Court's Reasoning on the Trial Judge's Discretion
The Court of Appeals affirmed the trial judge's discretionary decisions throughout the trial, emphasizing that judges possess significant latitude in managing cases and determining appropriate remedies. The appellate court recognized that the trial judge had not abused his discretion when he reduced the actual damages or upheld the punitive damages as appropriate given the circumstances. The judge's actions were seen as a balanced approach to ensure that Freeman was compensated fairly while preventing any overcompensation that could arise from multiple recoveries for the same harm. Furthermore, the court reiterated that substantial punitive damages were warranted given the severity of Commodore’s fraudulent actions, which directly impacted Freeman. By respecting the trial judge's discretion, the appellate court reinforced the principle that trial courts are best positioned to evaluate the nuances of each case and the evidence presented.
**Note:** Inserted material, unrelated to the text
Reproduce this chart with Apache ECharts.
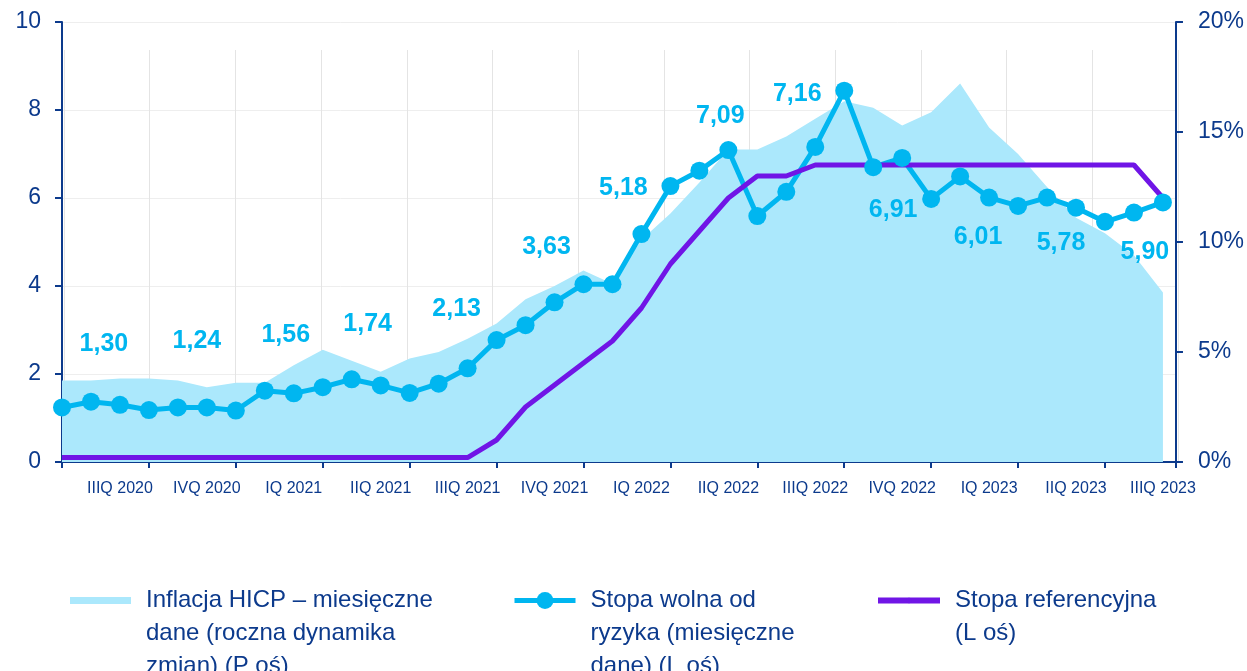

Court's Reasoning on Attorney Fees
The court also addressed the issue of attorney fees, which were awarded under both the SCUTPA and the SCCPC, finding no reversible error in the trial judge's decision. Commodore's challenge to the reasonableness of the attorney fees, based on an affidavit estimating the time spent on the case, was dismissed by the court. The trial judge had the authority to award reasonable attorney fees, and the absence of an objection during the post-trial hearing indicated that Commodore had forfeited its right to contest this issue on appeal. The court noted that the attorney fees awarded were justified given the complexity of the case and the favorable outcome for Freeman. By concluding that the trial judge acted within his discretion regarding attorney fees, the court upheld the principle that reasonable compensation for legal services is an essential part of consumer protection in cases of unfair trade practices.